Print nothing but the lines from the start of the listing below through the line that contains "np.arange(270, 360, 2.5)])". Do not include the pictures.

══ ENTRIES SHOWN ══

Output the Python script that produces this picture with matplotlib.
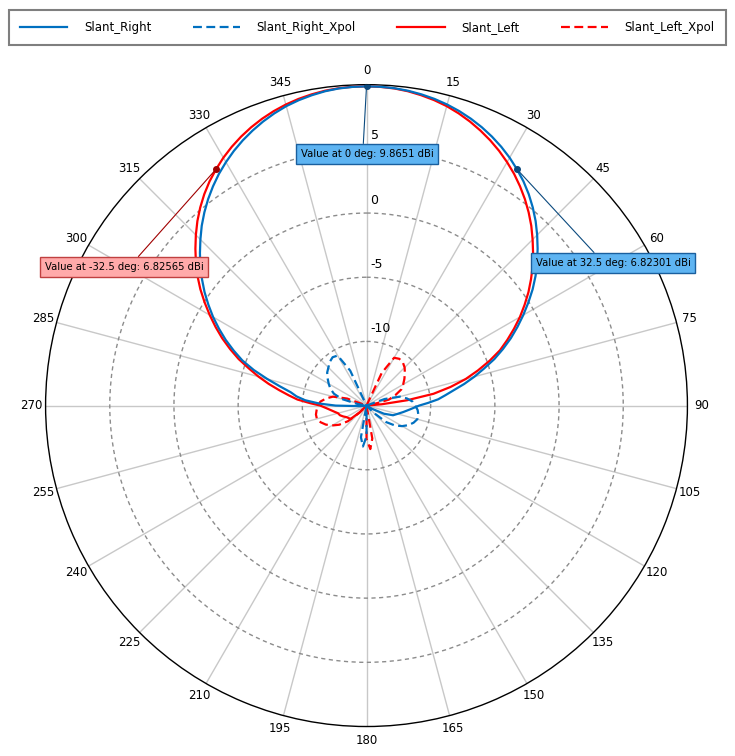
import numpy as np
import matplotlib.pyplot as plt

# co-pol cuts (dBi): 2.5 deg steps on the main lobe, 5 deg at the back
copol_angles = np.concatenate([np.arange(0, 92.5, 2.5),
                               np.arange(95, 270, 5),
                               np.arange(270, 360, 2.5)])

slant_right = ([9.87, 9.86, 9.82, 9.74, 9.62, 9.47, 9.28, 9.05, 8.78, 8.47,
                8.12, 7.73, 7.3, 6.82, 6.32, 5.76, 5.15, 4.5, 3.8, 3.08,
                2.35, 1.6, 0.8, -0.05, -0.9, -1.75, -2.6, -3.5, -4.4, -5.4,
                -6.3, -7.2, -8.1, -8.8, -9.4, -10.2, -10.9]
               + [-11.6, -12.1, -12.5, -12.8, -13.5, -14.5] + [-15] * 28 + [-14.5]
               + [-12.6, -11.3, -10.2, -9.5, -9.0, -8.1, -7.0, -5.8, -4.7, -3.8,
                  -2.9, -2.05, -1.2, -0.4, 0.4, 1.15, 1.9, 2.6, 3.3, 4.0,
                  4.65, 5.27, 5.85, 6.4, 6.9, 7.37, 7.8, 8.19, 8.55, 8.87,
                  9.15, 9.37, 9.55, 9.7, 9.8, 9.85])

slant_left = ([9.87, 9.85, 9.8, 9.7, 9.55, 9.37, 9.15, 8.87, 8.55, 8.19,
               7.8, 7.37, 6.9, 6.4, 5.85, 5.27, 4.65, 4.0, 3.3, 2.6,
               1.9, 1.15, 0.4, -0.4, -1.2, -2.05, -2.9, -3.75, -4.8, -5.9,
               -7.0, -8.3, -9.7, -11.8, -13.8, -15, -15]
              + [-15] * 26 + [-14.3, -13.4, -13.3, -13.2, -13.0, -12.8, -12.7, -12.4, -12.0]
              + [-11.4, -10.6, -9.6, -8.9, -8.1, -7.2, -6.3, -5.4, -4.4, -3.5,
                 -2.6, -1.75, -0.9, -0.05, 0.8, 1.6, 2.35, 3.08, 3.8, 4.5,
                 5.15, 5.76, 6.32, 6.82, 7.3, 7.73, 8.12, 8.47, 8.78, 9.05,
                 9.28, 9.47, 9.62, 9.74, 9.82, 9.86])

# cross-pol cuts (dBi), every 5 deg
xpol_angles = np.arange(0, 360, 5)

slant_right_xpol = [-15, -15, -15, -15, -15, -15, -15, -15, -15, -15,
                    -15, -15, -15, -15, -13.5, -12.3, -11.8, -11.4, -11.2, -11.0,
                    -10.9, -10.9, -11.1, -11.4, -11.8, -12.3, -13.0, -14.2, -15, -15,
                    -15, -15, -15, -15, -15, -15, -12.6, -11.8, -12.5, -15,
                    -15, -15, -15, -15, -15, -15, -15, -15, -15, -15,
                    -15, -15, -15, -15, -15, -15, -14.3, -13.0, -12.3, -11.9,
                    -11.6, -11.3, -11.0, -10.8, -10.55, -10.4, -10.5, -12.0, -15, -15,
                    -15, -15]

slant_left_xpol = [-15, -15, -15, -15, -15, -12.2, -10.7, -10.55, -10.6, -10.8,
                   -11.1, -11.4, -11.7, -12.0, -12.6, -13.2, -14.5, -15, -15, -15,
                   -15, -15, -15, -15, -15, -15, -15, -15, -15, -15,
                   -15, -15, -15, -15, -12.4, -11.6, -12.4, -15, -15, -15,
                   -15, -15, -15, -15, -15, -14.2, -13.1, -12.4, -11.9, -11.5,
                   -11.2, -11.0, -11.0, -11.1, -11.2, -11.4, -11.8, -12.3, -13.4, -15,
                   -15, -15, -15, -15, -15, -15, -15, -15, -15, -15,
                   -15, -15]

# markers shown on the chart
mark_angles = [0, 32.5, -32.5]
mark_values = [9.8651, 6.82301, 6.82565]
mark_labels = ['Value at 0 deg: 9.8651 dBi',
               'Value at 32.5 deg: 6.82301 dBi',
               'Value at -32.5 deg: 6.82565 dBi']

r_ticks = [-10, -5, 0, 5]

blue = '#0070c0'
red = '#ff0000'

fig = plt.figure(figsize=(7.35, 7.56), dpi=100)
ax = fig.add_axes([0.0619, 0.039, 0.8735, 0.849], projection='polar')
ax.set_theta_zero_location('N')
ax.set_theta_direction(-1)
ax.set_ylim(-15, 10)

def closed(a, v):
    return np.deg2rad(np.append(a, 360)), np.append(v, v[0])

dash = (0, (4, 2))
ax.plot(*closed(copol_angles, slant_right), color=blue, lw=1.6, label='Slant_Right', zorder=4)
ax.plot(*closed(xpol_angles, slant_right_xpol), color=blue, lw=1.6, ls=dash, label='Slant_Right_Xpol', zorder=4)
ax.plot(*closed(copol_angles, slant_left), color=red, lw=1.6, label='Slant_Left', zorder=3)
ax.plot(*closed(xpol_angles, slant_left_xpol), color=red, lw=1.6, ls=dash, label='Slant_Left_Xpol', zorder=3)

# grid
ax.set_thetagrids(range(0, 360, 15), [str(a) for a in range(0, 360, 15)], fontsize=8.5)
ax.set_yticks(r_ticks)
ax.set_yticklabels([])
ax.xaxis.grid(True, color='#c8c8c8', lw=1, ls='-')
ax.yaxis.grid(True, color='#8c8c8c', lw=1, ls=(0, (3, 2.5)))
ax.tick_params(axis='x', pad=-0.5)
ax.spines['polar'].set_color('black')
ax.spines['polar'].set_linewidth(1)
ax.set_axisbelow(True)

for r in r_ticks:
    ax.annotate(str(r), xy=(0, r), xytext=(4, 13), textcoords='offset pixels',
                ha='left', va='center', fontsize=9)

# markers + callouts
box_pos = [(367, 602), (613, 493), (124, 489)]
box_fc = ['#5eb4f2', '#5eb4f2', '#ffaaaa']
box_ec = ['#1a5f9e', '#1a5f9e', '#c04040']
dot_c = ['#0b4a7e', '#0b4a7e', '#a00000']
rel = [(0.47, 1.0), (0.41, 1.0), (0.56, 1.0)]
for a, v, t, p, fc, ec, dc, rp in zip(mark_angles, mark_values, mark_labels,
                                       box_pos, box_fc, box_ec, dot_c, rel):
    ax.plot(np.deg2rad(a), v, 'o', color=dc, ms=4, zorder=5)
    ax.annotate(t, xy=(np.deg2rad(a), v), xytext=p, textcoords='figure pixels',
                ha='center', va='center', fontsize=7.2, zorder=6,
                bbox=dict(boxstyle='square,pad=0.5', fc=fc, ec=ec, lw=1),
                arrowprops=dict(arrowstyle='-', color=dc, lw=0.8, relpos=rp,
                                shrinkA=0, shrinkB=0))

leg = fig.legend(loc='center', bbox_to_anchor=(9/735, 1 - 45/756, 717/735, 35/756),
                 ncol=4, mode='expand', fancybox=False, edgecolor='#7f7f7f',
                 fontsize=8.5, handlelength=4.0, handletextpad=1.4,
                 borderpad=0.95, borderaxespad=0, framealpha=1)
leg.get_frame().set_linewidth(1.5)

plt.savefig('out.png', dpi=100)
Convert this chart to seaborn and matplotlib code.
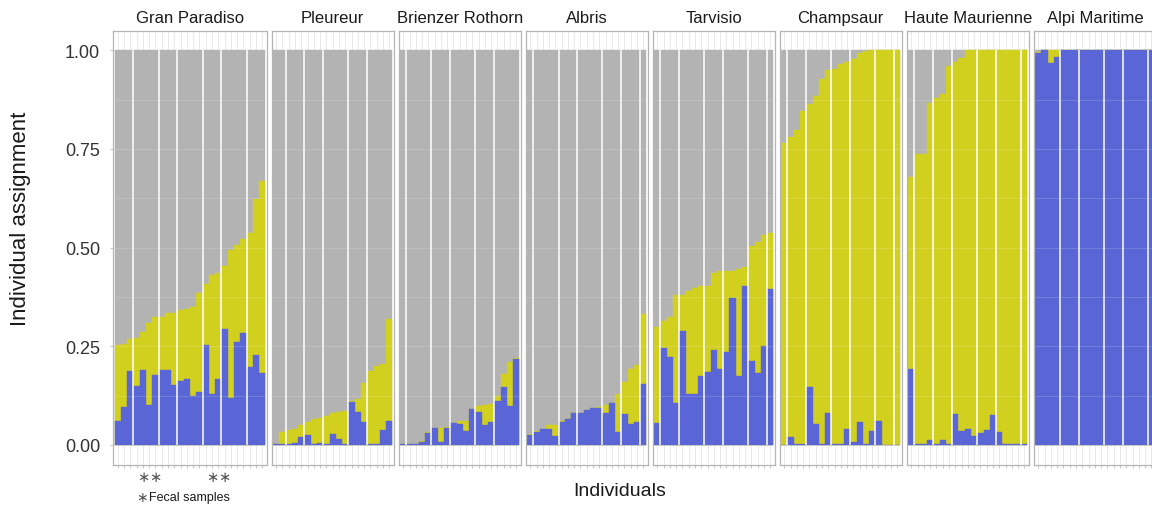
import numpy as np
import pandas as pd
import matplotlib
matplotlib.use("Agg")
import matplotlib.pyplot as plt
import matplotlib.transforms as mtransforms
import seaborn as sns

# ---------------- data ----------------
populations = ["Gran Paradiso", "Pleureur", "Brienzer Rothorn", "Albris",
               "Tarvisio", "Champsaur", "Haute Maurienne", "Alpi Maritime"]

blue_gran_paradiso = [0.061, 0.096, 0.187, 0.149, 0.189, 0.100, 0.176, 0.189, 0.189, 0.151, 0.162, 0.166,
                      0.124, 0.134, 0.252, 0.130, 0.168, 0.294, 0.118, 0.260, 0.283, 0.197, 0.227, 0.181]
yellow_gran_paradiso = [0.191, 0.159, 0.082, 0.123, 0.096, 0.210, 0.148, 0.135, 0.144, 0.184, 0.181, 0.179,
                        0.226, 0.252, 0.155, 0.300, 0.268, 0.158, 0.377, 0.247, 0.239, 0.340, 0.395, 0.487]

blue_pleureur = [0.002, 0.002, 0.002, 0.006, 0.020, 0.025, 0.002, 0.004, 0.002, 0.028, 0.014, 0.002,
                 0.108, 0.084, 0.058, 0.002, 0.002, 0.037, 0.060]
yellow_pleureur = [0.000, 0.031, 0.036, 0.035, 0.031, 0.033, 0.064, 0.064, 0.071, 0.053, 0.069, 0.084,
                   0.003, 0.032, 0.099, 0.185, 0.197, 0.167, 0.258]

blue_brienzer = [0.002, 0.002, 0.002, 0.008, 0.030, 0.042, 0.008, 0.042, 0.055, 0.052, 0.035, 0.090,
                 0.083, 0.051, 0.057, 0.111, 0.147, 0.099, 0.218]
yellow_brienzer = [0.000, 0.000, 0.000, 0.002, 0.002, 0.000, 0.034, 0.004, 0.000, 0.009, 0.026, 0.000,
                   0.015, 0.050, 0.046, 0.013, 0.032, 0.110, 0.001]

blue_albris = [0.025, 0.033, 0.040, 0.040, 0.023, 0.058, 0.066, 0.080, 0.080, 0.088, 0.093, 0.093,
               0.080, 0.105, 0.032, 0.078, 0.052, 0.057, 0.154]
yellow_albris = [0.002, 0.002, 0.000, 0.011, 0.028, 0.003, 0.000, 0.000, 0.002, 0.000, 0.000, 0.002,
                 0.021, 0.000, 0.096, 0.081, 0.140, 0.145, 0.177]

blue_tarvisio = [0.055, 0.245, 0.222, 0.105, 0.288, 0.128, 0.128, 0.174, 0.184, 0.240, 0.192, 0.235,
                 0.371, 0.174, 0.402, 0.212, 0.181, 0.250, 0.394]
yellow_tarvisio = [0.243, 0.069, 0.102, 0.274, 0.093, 0.261, 0.269, 0.228, 0.218, 0.196, 0.248, 0.205,
                   0.069, 0.272, 0.048, 0.292, 0.333, 0.281, 0.142]

blue_champsaur = [0.000, 0.019, 0.002, 0.002, 0.146, 0.052, 0.002, 0.080, 0.002, 0.002, 0.040, 0.007,
                  0.057, 0.002, 0.035, 0.060, 0.000, 0.000, 0.000]
yellow_champsaur = [0.765, 0.762, 0.795, 0.845, 0.719, 0.833, 0.925, 0.871, 0.951, 0.962, 0.930, 0.972,
                    0.937, 0.997, 0.965, 0.940, 1.000, 1.000, 1.000]

blue_haute_maurienne = [0.192, 0.002, 0.002, 0.012, 0.002, 0.012, 0.002, 0.078, 0.035, 0.040, 0.022, 0.030,
                        0.037, 0.075, 0.032, 0.002, 0.002, 0.002, 0.002]
yellow_haute_maurienne = [0.486, 0.734, 0.736, 0.854, 0.878, 0.876, 0.957, 0.891, 0.946, 0.960, 0.978, 0.970,
                          0.963, 0.925, 0.968, 0.998, 0.998, 0.998, 0.998]

blue_alpi_maritime = [0.993, 1.000, 0.967, 0.982, 1.000, 1.000, 1.000, 1.000, 1.000, 1.000, 1.000, 1.000,
                      1.000, 1.000, 1.000, 1.000, 1.000, 1.000, 1.000]
yellow_alpi_maritime = [0.003, 0.000, 0.033, 0.018, 0.000, 0.000, 0.000, 0.000, 0.000, 0.000, 0.000, 0.000,
                        0.000, 0.000, 0.000, 0.000, 0.000, 0.000, 0.000]

# white separator lines: number of individuals to the left of each line
separators_gran_paradiso = [3, 7, 10, 14, 17, 21]
separators_pleureur = [2, 5, 8, 12, 15]
separators_brienzer = [1, 5, 8, 12, 15]
separators_albris = [1, 5, 8, 12, 15, 18]
separators_tarvisio = [1, 4, 8, 11, 15, 18]
separators_champsaur = [1, 4, 8, 11, 15, 18]
separators_haute_maurienne = [1, 4, 7, 11, 14, 18]
separators_alpi_maritime = [4, 7, 11, 14, 18]

fecal_samples_gran_paradiso = [4, 6, 15, 17]   # 0-based individual index

y_ticks = [0.0, 0.25, 0.5, 0.75, 1.0]
y_tick_labels = ["0.00", "0.25", "0.50", "0.75", "1.00"]

blues = [blue_gran_paradiso, blue_pleureur, blue_brienzer, blue_albris, blue_tarvisio,
         blue_champsaur, blue_haute_maurienne, blue_alpi_maritime]
yellows = [yellow_gran_paradiso, yellow_pleureur, yellow_brienzer, yellow_albris, yellow_tarvisio,
           yellow_champsaur, yellow_haute_maurienne, yellow_alpi_maritime]
separators = [separators_gran_paradiso, separators_pleureur, separators_brienzer, separators_albris,
              separators_tarvisio, separators_champsaur, separators_haute_maurienne, separators_alpi_maritime]

# ---------------- style ----------------
BLUE = "#5A66D5"
YELLOW = "#D2D01F"
GREY = "#B3B3B3"
BORDER = "#B5B5B5"

sns.set_theme(style="white")
plt.rcParams['font.family'] = ['Liberation Sans', 'DejaVu Sans']

W, H = 1152, 506
fig = plt.figure(figsize=(W / 100, H / 100), dpi=100)

bar_px = 6.28
pad_px = 1.35
gap_px = 5.0
left_px = 113.3
top_px = 31.5
bot_px = 465.6
ylo, yhi = -0.05, 1.05

x_px = left_px
axes = []
for k, pop in enumerate(populations):
    blue = np.array(blues[k])
    yellow = np.array(yellows[k])
    n = len(blue)
    wpx = n * bar_px + 2 * pad_px
    ax = fig.add_axes([x_px / W, 1 - bot_px / H, wpx / W, (bot_px - top_px) / H])
    axes.append(ax)

    df = pd.DataFrame({"ind": np.arange(n), "blue": blue,
                       "cum": blue + yellow, "total": np.ones(n)})
    for col, c in [("total", GREY), ("cum", YELLOW), ("blue", BLUE)]:
        sns.barplot(data=df, x="ind", y=col, color=c, width=1.0, saturation=1,
                    edgecolor=c, linewidth=0.3, errorbar=None, ax=ax, zorder=2)

    pad_units = pad_px / bar_px
    ax.set_xlim(-0.5 - pad_units, n - 0.5 + pad_units)
    ax.set_ylim(ylo, yhi)
    ax.set_xlabel("")
    ax.set_ylabel("")

    ax.set_xticks(np.arange(n))
    ax.set_xticklabels([])
    ax.grid(axis="x", color="#E6E6E6", linewidth=0.6, zorder=0)
    ax.grid(axis="y", visible=False)
    ax.set_axisbelow(True)
    ax.tick_params(axis="x", bottom=True, length=2.5, width=0.5, color="#B0B0B0", pad=0)

    # faint grid showing through the bars
    ax.hlines(np.arange(0.125, 1.0, 0.125), -0.5, n - 0.5, color="white",
              alpha=0.18, linewidth=0.6, zorder=3)
    # white separators
    ax.vlines(np.array(separators[k]) - 0.5, 0, 1, color="white", linewidth=1.1, zorder=4)

    for s in ax.spines.values():
        s.set_color(BORDER)
        s.set_linewidth(0.9)

    if k == 0:
        ax.set_yticks(y_ticks)
        ax.set_yticklabels(y_tick_labels, fontsize=13, color="#333333")
        ax.tick_params(axis="y", left=True, length=2.5, width=0.5, color="#B0B0B0", pad=7)
    else:
        ax.set_yticks([])

    cx = (x_px + wpx / 2) / W
    fig.text(cx, 1 - 23 / H, pop, ha="center", va="baseline", fontsize=12, color="#1A1A1A")

    x_px += wpx + gap_px

# fecal sample markers
ax0 = axes[0]
trans = mtransforms.blended_transform_factory(ax0.transData, fig.transFigure)
for i in fecal_samples_gran_paradiso:
    ax0.text(i, 1 - 477.5 / H, "\u2217", transform=trans, ha="center", va="center",
             fontsize=10.5, color="#555555", family=["DejaVu Sans"])

fig.text(141.7 / W, 1 - 498 / H, "\u2217", ha="center", va="center", fontsize=10,
         color="#555555", family=["DejaVu Sans"])
fig.text(149 / W, 1 - 498 / H, "Fecal samples", ha="left", va="center", fontsize=9, color="#1A1A1A")

fig.text(21 / W, 1 - 219 / H, "Individual assignment", rotation=90, ha="center", va="center",
         fontsize=16, color="#1A1A1A")
fig.text(620 / W, 1 - 492 / H, "Individuals", ha="center", va="center", fontsize=14, color="#1A1A1A")

fig.savefig("out.png", dpi=100)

═══

COMPLETE ANSWER
Output the Python script that produces this picture with matplotlib.
import numpy as np
import matplotlib.pyplot as plt

# co-pol cuts (dBi): 2.5 deg steps on the main lobe, 5 deg at the back
copol_angles = np.concatenate([np.arange(0, 92.5, 2.5),
                               np.arange(95, 270, 5),
                               np.arange(270, 360, 2.5)])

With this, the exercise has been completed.